In fact, careful investigation of RDF will show that the official definition is inadequate in two fundamental ways.  First, it restricts interpretation to a single semantic domain.  This is unnecessary; there are many different ways of thinking about RDF - concrete "theories" of RDF - that can serve as the basis of models of RDF, just as there are many different concrete groups that can serve as models of formalized group theory.  Furthermore, restricting interpretation to a single specific theory of RDF obscures the point of model theory, which is fundamentally concerned with how a fixed language can be used to generalize about aspects of structure common to a variety of concrete mathematical domains.

The second point of inadequacy is the lack of a complete RDF calculus.  For model theory to work, you need three separate calculi, which together comprise the calculus of the language: rules for constructing formal proofs (deductions).

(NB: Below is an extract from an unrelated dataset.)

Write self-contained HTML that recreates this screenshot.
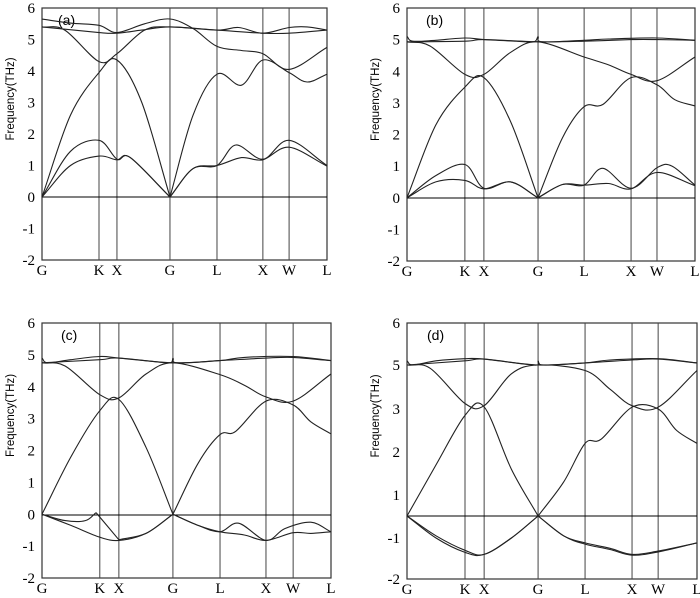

  • term calculus specifies how terms are to be constructed from elementary symbols.  For RDF, this is provided by the rules of IRI syntax plus RDF-specific rules for the syntax of literals.
  • formula calculus specifies how formulae are to be constructed from terms.  In RDF, a formula is called a statement, and a set of formulae is called a graph.  The so-called abstract syntax described  in RDF Concepts and Abstract Syntax serves as the formula calculus, but it is incomplete.  It specifies that a triple (statement) "contains" three terms (nodes), and that an RDF graph is "a set of triples".  But these are not rules of a calculus; they do not tell us how to construct statements in a formal language.
  • An inferential calculus specifies how proofs or deductions are to be constructed from formulae and symbols.  The official definition of RDF does not specify such a calculus.
Lack of a complete calculus means that the model-theoretic interpretation of RDF in RDF Semantics is essentially incomplete.  It does provide an account of semantic entailment (not to be confused with logical entailment), but in the absence a calculus we can use to construct formal statements and inferences (deductions), we have no means of making use of such entailments.  The business of model theory is to build a bridge between formal calculi and (informal) semantic domains.  You don't need a formal representation of the semantic domain, but you do need a formal calculus.  Viewed from the computational rather than mathematical perspective, this is the point of model theory, since it makes automated proof a legitimate idea.  No model without a calculus.

This analysis suggests a radically different strategy for defining RDF: start with a syntactic calculus, and demonstrate several different models for the sentences generated by the calculus.  The result is a reconceptualization of RDF as a structure common to several concrete mathematical theories.  The practical consequence is that implementers are freed from the need to select a particular model; they can concentrate solely on the syntax.  Users too can dispense with the need to understand a theory of RDF, and can focus on understanding the deductions licensed by the calculus.  In particular, it is not necessary to conceptualize RDF as a graph, nor is it necessary to think of the middle term of a triple as denoting a relation between the first and third terms.

That's just the formal side of RDF; a distinct but related investigation will address the notion that RDF "statements" can be construed as assertions, and that IRIs denote real-world entities.

Program

  1. Formalize the official definition of RDF.  This means both defining a calculus (syntax), and describing the semantic aspect of RDF as a mathematical domain.
  2. Investigate alternative concrete RDF theories.  Some possibilities:
    1. Set theoretic with binary relations.  This is the domain used in the official RDF semantics, which treats the first and third elements of an RDF statement as members of a set of Resources, the second term as a member of a set of Properties, together with a mapping from the Property to a relation containing the pair of Resources.  Entailment comes automatically, from the axioms of set theory.  No 3-tuples are defined as part of the semantic domain.
    2. Set theoretic with cartesian 3-tuples and entailment axioms.  This would dispense with binary relations and account for entailments axiomatically.
    3. Category theoretic, with triples represented as product constructions in the category RDF whose objects are Nodes (or Resources, or whatever).  Here a triple is a triple of arrows rather than objects.  Entailments are expressed as axiomatic commutative diagrams.
  3. Investigate alternative calculi.  Investigate ways to formalize the rdf: and rdfs: constants defined in RDF Schema; what axioms are needed, and what form should they take?
  4. Other?
  5. Investigate what it means to say that IRIs and RDF statements have any sort of meaning beyond the mathematical meanings investigated above.  What is it for an IRI to denote anything at all, let alone a real-world entity?  What is the relation between the idea that an RDF triple amounts to a statement, that it is asserted?  How are such meanings related to the pragmatics of how the web is actually used?  Etc.  This is a very big can of worms.